Question

Simplify square root of 3* square root of 21

Answer

**step1** Understanding the problem

The problem asks us to simplify the product of two square roots: the square root of 3 and the square root of 21. We need to find the simplest form of the expression $$\sqrt{3} \times \sqrt{21}$$.

**step2** Combining the numbers under a single square root

When we multiply two square roots, we can combine the numbers inside the square roots by multiplying them together under one single square root symbol. So, the expression $$\sqrt{3} \times \sqrt{21}$$ can be rewritten as $$\sqrt{3 \times 21}$$.

**step3** Multiplying the numbers inside the square root

Now, let's perform the multiplication of the numbers inside the square root: $$3 \times 21 = 63$$.
So, our expression becomes $$\sqrt{63}$$.

**step4** Finding perfect square factors of 63

To simplify $$\sqrt{63}$$, we look for factors of 63 that are perfect squares. A perfect square is a number that can be obtained by multiplying an integer by itself (e.g., $$1 \times 1 = 1$$, $$2 \times 2 = 4$$, $$3 \times 3 = 9$$, $$4 \times 4 = 16$$, and so on).
Let's list the factors of 63: 1, 3, 7, 9, 21, 63.
Among these factors, 9 is a perfect square because $$3 \times 3 = 9$$.

**step5** Rewriting the number under the square root using the perfect square factor

We can rewrite 63 as a product of its perfect square factor (9) and another number (7): $$63 = 9 \times 7$$.
So, $$\sqrt{63}$$ can be expressed as $$\sqrt{9 \times 7}$$.

**step6** Separating the square roots

Just as we combined the square roots in step 2, we can also separate them when we have a product inside a square root. So, $$\sqrt{9 \times 7}$$ can be written as $$\sqrt{9} \times \sqrt{7}$$.

**step7** Simplifying the perfect square root

Now, we find the square root of the perfect square number.
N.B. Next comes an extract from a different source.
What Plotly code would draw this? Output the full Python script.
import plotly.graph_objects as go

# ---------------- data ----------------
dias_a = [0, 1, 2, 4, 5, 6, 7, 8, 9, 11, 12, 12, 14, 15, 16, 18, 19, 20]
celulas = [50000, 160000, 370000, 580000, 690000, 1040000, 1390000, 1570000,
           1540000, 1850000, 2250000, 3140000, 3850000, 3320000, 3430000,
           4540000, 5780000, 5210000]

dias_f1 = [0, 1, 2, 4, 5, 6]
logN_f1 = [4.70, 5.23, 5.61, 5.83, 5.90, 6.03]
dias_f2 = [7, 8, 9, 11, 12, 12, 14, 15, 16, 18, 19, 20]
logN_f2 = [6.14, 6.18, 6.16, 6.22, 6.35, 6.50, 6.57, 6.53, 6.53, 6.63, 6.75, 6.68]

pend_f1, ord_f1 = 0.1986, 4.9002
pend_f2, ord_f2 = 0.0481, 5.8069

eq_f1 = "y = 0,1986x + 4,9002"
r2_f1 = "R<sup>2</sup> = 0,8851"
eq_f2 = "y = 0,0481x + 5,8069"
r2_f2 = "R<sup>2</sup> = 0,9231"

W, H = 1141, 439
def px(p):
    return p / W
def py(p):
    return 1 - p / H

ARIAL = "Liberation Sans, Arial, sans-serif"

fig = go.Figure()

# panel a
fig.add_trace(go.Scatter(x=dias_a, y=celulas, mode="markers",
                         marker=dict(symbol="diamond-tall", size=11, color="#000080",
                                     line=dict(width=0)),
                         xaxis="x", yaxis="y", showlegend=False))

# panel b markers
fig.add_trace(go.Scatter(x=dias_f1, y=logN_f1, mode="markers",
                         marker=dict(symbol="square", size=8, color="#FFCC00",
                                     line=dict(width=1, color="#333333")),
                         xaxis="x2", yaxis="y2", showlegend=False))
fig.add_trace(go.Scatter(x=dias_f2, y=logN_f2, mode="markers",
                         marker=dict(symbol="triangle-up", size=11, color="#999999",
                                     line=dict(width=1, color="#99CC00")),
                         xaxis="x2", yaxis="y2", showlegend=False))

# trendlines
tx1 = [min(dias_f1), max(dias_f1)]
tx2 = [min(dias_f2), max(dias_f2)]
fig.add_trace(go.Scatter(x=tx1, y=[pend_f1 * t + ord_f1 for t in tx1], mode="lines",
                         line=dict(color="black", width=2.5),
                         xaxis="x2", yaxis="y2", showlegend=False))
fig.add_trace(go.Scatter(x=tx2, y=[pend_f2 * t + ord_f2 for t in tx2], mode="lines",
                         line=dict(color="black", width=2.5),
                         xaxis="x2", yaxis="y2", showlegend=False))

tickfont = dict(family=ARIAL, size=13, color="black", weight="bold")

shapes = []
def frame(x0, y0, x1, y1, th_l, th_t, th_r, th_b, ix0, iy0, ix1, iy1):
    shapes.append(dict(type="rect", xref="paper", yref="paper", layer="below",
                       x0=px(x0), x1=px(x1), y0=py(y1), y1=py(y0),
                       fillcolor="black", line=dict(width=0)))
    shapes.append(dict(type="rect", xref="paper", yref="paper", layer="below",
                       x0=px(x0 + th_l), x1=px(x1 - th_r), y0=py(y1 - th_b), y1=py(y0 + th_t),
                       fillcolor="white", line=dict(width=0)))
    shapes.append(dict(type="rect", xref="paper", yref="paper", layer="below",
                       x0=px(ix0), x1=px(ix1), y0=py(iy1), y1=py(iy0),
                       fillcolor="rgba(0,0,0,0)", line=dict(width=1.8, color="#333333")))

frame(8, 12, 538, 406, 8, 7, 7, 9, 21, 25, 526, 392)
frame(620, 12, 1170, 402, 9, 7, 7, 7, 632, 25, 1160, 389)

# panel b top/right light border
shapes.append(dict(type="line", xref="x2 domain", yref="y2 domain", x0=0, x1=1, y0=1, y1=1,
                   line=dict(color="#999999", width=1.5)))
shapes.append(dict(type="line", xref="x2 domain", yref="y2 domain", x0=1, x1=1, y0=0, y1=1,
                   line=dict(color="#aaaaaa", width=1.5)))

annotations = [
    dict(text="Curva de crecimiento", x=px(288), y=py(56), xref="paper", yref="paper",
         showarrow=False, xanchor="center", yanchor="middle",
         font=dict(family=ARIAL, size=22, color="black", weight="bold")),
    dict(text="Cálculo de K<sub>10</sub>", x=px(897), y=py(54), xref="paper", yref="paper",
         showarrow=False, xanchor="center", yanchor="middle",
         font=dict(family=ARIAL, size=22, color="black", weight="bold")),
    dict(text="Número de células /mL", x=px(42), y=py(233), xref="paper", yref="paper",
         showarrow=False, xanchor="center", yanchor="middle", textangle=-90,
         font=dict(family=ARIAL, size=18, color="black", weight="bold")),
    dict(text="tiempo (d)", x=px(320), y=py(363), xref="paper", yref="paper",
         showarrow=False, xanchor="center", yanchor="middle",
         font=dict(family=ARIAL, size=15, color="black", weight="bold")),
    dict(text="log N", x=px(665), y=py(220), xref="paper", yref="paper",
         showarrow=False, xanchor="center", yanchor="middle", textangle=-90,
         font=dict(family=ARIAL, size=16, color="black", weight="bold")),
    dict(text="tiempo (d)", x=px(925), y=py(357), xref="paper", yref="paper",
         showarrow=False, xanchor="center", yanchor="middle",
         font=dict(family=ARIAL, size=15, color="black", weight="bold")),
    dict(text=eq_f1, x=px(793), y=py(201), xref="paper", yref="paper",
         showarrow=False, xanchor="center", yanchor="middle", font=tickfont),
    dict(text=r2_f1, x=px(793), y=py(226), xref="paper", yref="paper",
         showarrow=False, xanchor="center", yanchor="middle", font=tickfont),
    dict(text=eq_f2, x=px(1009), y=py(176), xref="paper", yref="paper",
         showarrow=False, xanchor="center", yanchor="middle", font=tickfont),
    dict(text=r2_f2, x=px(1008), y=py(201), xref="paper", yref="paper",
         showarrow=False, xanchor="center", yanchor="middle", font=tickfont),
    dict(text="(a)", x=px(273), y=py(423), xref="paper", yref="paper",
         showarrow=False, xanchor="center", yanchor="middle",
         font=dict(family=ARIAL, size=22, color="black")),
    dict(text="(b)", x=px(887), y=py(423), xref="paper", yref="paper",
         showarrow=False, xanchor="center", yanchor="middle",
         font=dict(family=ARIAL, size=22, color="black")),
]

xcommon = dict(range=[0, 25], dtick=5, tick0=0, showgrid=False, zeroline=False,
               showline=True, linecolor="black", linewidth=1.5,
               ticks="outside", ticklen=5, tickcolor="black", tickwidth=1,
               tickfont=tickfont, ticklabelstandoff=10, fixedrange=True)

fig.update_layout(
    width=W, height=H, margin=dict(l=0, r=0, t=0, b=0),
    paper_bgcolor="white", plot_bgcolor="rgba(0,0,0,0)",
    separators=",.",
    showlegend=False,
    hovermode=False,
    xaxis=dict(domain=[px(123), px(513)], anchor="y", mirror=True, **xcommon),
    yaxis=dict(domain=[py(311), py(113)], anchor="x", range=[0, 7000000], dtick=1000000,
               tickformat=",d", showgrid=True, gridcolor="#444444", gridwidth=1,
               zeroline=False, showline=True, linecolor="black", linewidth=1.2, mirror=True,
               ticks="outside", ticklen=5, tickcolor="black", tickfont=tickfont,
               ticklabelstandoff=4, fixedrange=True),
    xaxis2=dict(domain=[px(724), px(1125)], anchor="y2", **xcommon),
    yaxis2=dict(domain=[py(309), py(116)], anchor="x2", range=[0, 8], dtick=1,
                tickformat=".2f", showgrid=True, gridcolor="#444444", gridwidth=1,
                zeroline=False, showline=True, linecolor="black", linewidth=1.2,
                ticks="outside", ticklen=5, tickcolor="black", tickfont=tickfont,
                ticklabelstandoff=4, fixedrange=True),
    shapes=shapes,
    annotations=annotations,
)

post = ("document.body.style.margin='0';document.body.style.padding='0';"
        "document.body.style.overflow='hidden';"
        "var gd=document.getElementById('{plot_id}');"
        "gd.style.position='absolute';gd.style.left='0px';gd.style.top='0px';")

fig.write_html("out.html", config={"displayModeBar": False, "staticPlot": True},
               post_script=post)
We know that $$3 \times 3 = 9$$, so the square root of 9 is 3. Thus, $$\sqrt{9} = 3$$.

**step8** Writing the final simplified expression

Substitute the simplified square root back into our expression: $$3 \times \sqrt{7}$$.
We usually write this without the multiplication symbol as $$3\sqrt{7}$$.
Therefore, the simplified form of $$\sqrt{3} \times \sqrt{21}$$ is $$3\sqrt{7}$$.